Power Grid Planning and Mesh Design
Power wire width calculation is rarely a single line calculation in practice. A full chip uses a grid or mesh that distributes current across many parallel paths. The width of each stripe depends on how much current flows through it, which in turn depends on block placement and the connectivity of the mesh. Early planning uses simplified estimates to avoid late surprises. A common approach is to compute the total current of a region, split it across N stripes, then size each stripe with the same method outlined above. Later, analysis tools refine the design by solving the full resistor network and highlighting droop hot spots.
Layout Considerations Beyond the Formula
The formula gives a physics based minimum, but layout introduces additional constraints. Width must align to routing tracks and comply with design rules for spacing, density, and via enclosures. If you need a width that is not a multiple of the track pitch, you must round up. Additionally, via arrays are often required to spread current across layers. If a via stack is the bottleneck, you may need more vias or a larger landing pad. Power routing is therefore a holistic exercise that involves width, spacing, vias, and redundant paths.
Thermal and Reliability Margins
Current density limits are typically defined at a reference temperature. In real designs, local hot spots can elevate temperature, accelerating electromigration. A common practice is to derate the current density limit by 20 to 30 percent for high temperature blocks or to account for uncertain activity. You can also use wider straps in the vicinity of high power macros and then taper down where current is lower. The calculator output gives a baseline that can be adjusted for such margins. Use conservative values in early planning and refine with measured temperature maps later.
Verification and Signoff
Modern signoff tools perform rail analysis using extracted parasitics, voltage regulation models, and dynamic current profiles. They can simulate droop under peak switching, then flag segments that exceed limits. Even with strong tools, a good analytical baseline helps you make early layout decisions and avoid costly reroutes. For additional learning, the Stanford VLSI research group provides background on interconnect reliability and layout methodologies. Combining analytical calculations with signoff ensures both functional integrity and long term reliability.
Best Practices Checklist
- Use realistic activity factors and include margin for peak switching bursts.
- Compute width using both IR drop and electromigration limits, then select the larger value.
- Round up to the nearest routing track and account for design rule constraints.
- Use multiple layers and via arrays to distribute current vertically.

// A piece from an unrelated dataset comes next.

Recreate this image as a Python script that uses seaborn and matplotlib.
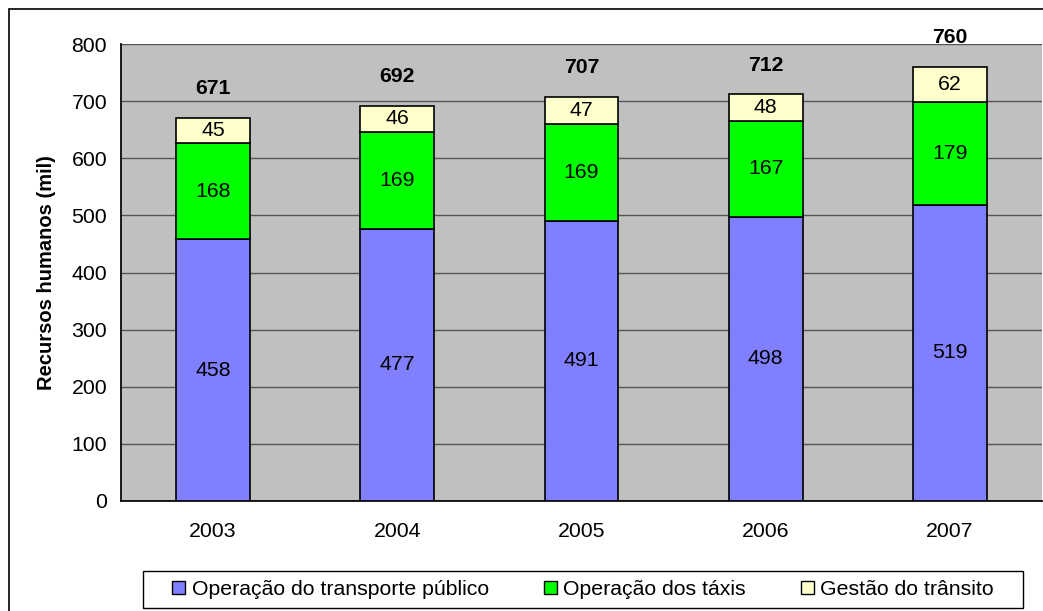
import numpy as np
import pandas as pd
import seaborn as sns
import matplotlib.pyplot as plt
from matplotlib.patches import Rectangle, Patch

years = ["2003", "2004", "2005", "2006", "2007"]
transporte = [458, 477, 491, 498, 519]
taxis = [168, 169, 169, 167, 179]
transito = [45, 46, 47, 48, 62]
totais = [671, 692, 707, 712, 760]

series_names = ["Operação do transporte público", "Operação dos táxis", "Gestão do trânsito"]
series_colors = ["#8080FF", "#00FF00", "#FFFFCC"]

sns.set_theme(style="white")
plt.rcParams["font.family"] = ["Liberation Sans", "DejaVu Sans"]
plt.rcParams.update({"text.color": "black", "axes.labelcolor": "black",
                     "xtick.color": "black", "ytick.color": "black"})
fs = 15.3

W, H = 1043, 611
fig = plt.figure(figsize=(W / 100, H / 100), dpi=100)
ax = fig.add_axes([121 / W, 1 - 501 / H, (1042 - 121) / W, (501 - 44) / H])
ax.set_facecolor("#C0C0C0")

# figure border
fig.patches.append(Rectangle((9 / W, -0.1), 1.2, 1 - 9 / H + 0.1,
                             transform=fig.transFigure, fill=False,
                             edgecolor="black", linewidth=1.2))
# legend box
fig.patches.append(Rectangle((143 / W, 1 - 608 / H), (1023 - 143) / W, 37 / H,
                             transform=fig.transFigure, fill=False,
                             edgecolor="black", linewidth=1))

df = pd.DataFrame({"ano": years, "a": transporte, "b": taxis, "c": transito})
bottoms = [np.zeros(len(years)), np.array(transporte), np.array(transporte) + np.array(taxis)]
for col, color, bot in zip(["a", "b", "c"], series_colors, bottoms):
    sns.barplot(data=df, x="ano", y=col, color=color, bottom=bot, width=0.4,
                edgecolor="black", linewidth=1.2, saturation=1, ax=ax, zorder=3)

for cont in ax.containers:
    ax.bar_label(cont, label_type="center", fontsize=fs, color="black")

for i, t in enumerate(totais):
    ax.annotate(str(t), (i, t), xytext=(0, 21), textcoords="offset points",
                ha="center", va="center", fontsize=fs, fontweight="bold")

ax.set_ylim(0, 800)
ax.set_xlim(-0.5, 4.5)
ax.set_yticks(range(0, 801, 100))
ax.yaxis.grid(True, color="#555555", linewidth=1, zorder=0)
ax.set_axisbelow(True)
ax.set_xticks(np.arange(-0.5, 4.6, 1.0), minor=False)
ax.set_xticklabels([])
ax.set_xticks(range(5), minor=True)
ax.set_xticklabels(years, minor=True, fontsize=fs)
ax.tick_params(axis="x", which="major", length=6, direction="out", color="black", width=1)
ax.tick_params(axis="x", which="minor", length=0, pad=15)
ax.tick_params(axis="y", length=6, direction="out", color="black", width=1, labelsize=fs, pad=4)
ax.set_xlabel("")
ax.set_ylabel("Recursos humanos (mil)", fontsize=14.5, fontweight="bold", labelpad=11)

for side in ["top", "right"]:
    ax.spines[side].set_visible(False)
ax.spines["left"].set_color("black")
ax.spines["bottom"].set_color("black")

handles = [Patch(facecolor=c, edgecolor="black", linewidth=1) for c in series_colors]
leg = fig.legend(handles, series_names, loc="center", ncol=3,
                 bbox_to_anchor=(583 / W, 1 - 589.5 / H), fontsize=fs,
                 frameon=False, handlelength=0.6, handleheight=0.6,
                 handletextpad=0.3, columnspacing=2.6, borderpad=0.2)

fig.savefig("out.png", dpi=100, facecolor="white")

- Run early power integrity checks and update the grid after floorplan changes.
Summary
Power wire width calculation in VLSI ties together device physics, layout practice, and system reliability. By starting with current from power and voltage, evaluating IR drop through resistivity and geometry, and checking current density limits for electromigration, designers can determine a safe minimum width. The calculation is only the first step, but it provides a disciplined basis for power grid planning, budgeting, and signoff. Use the calculator on this page to build intuition, then validate with extraction and simulation as your design matures. With consistent methodology, you can deliver power robustly and keep your chip within its performance and reliability targets.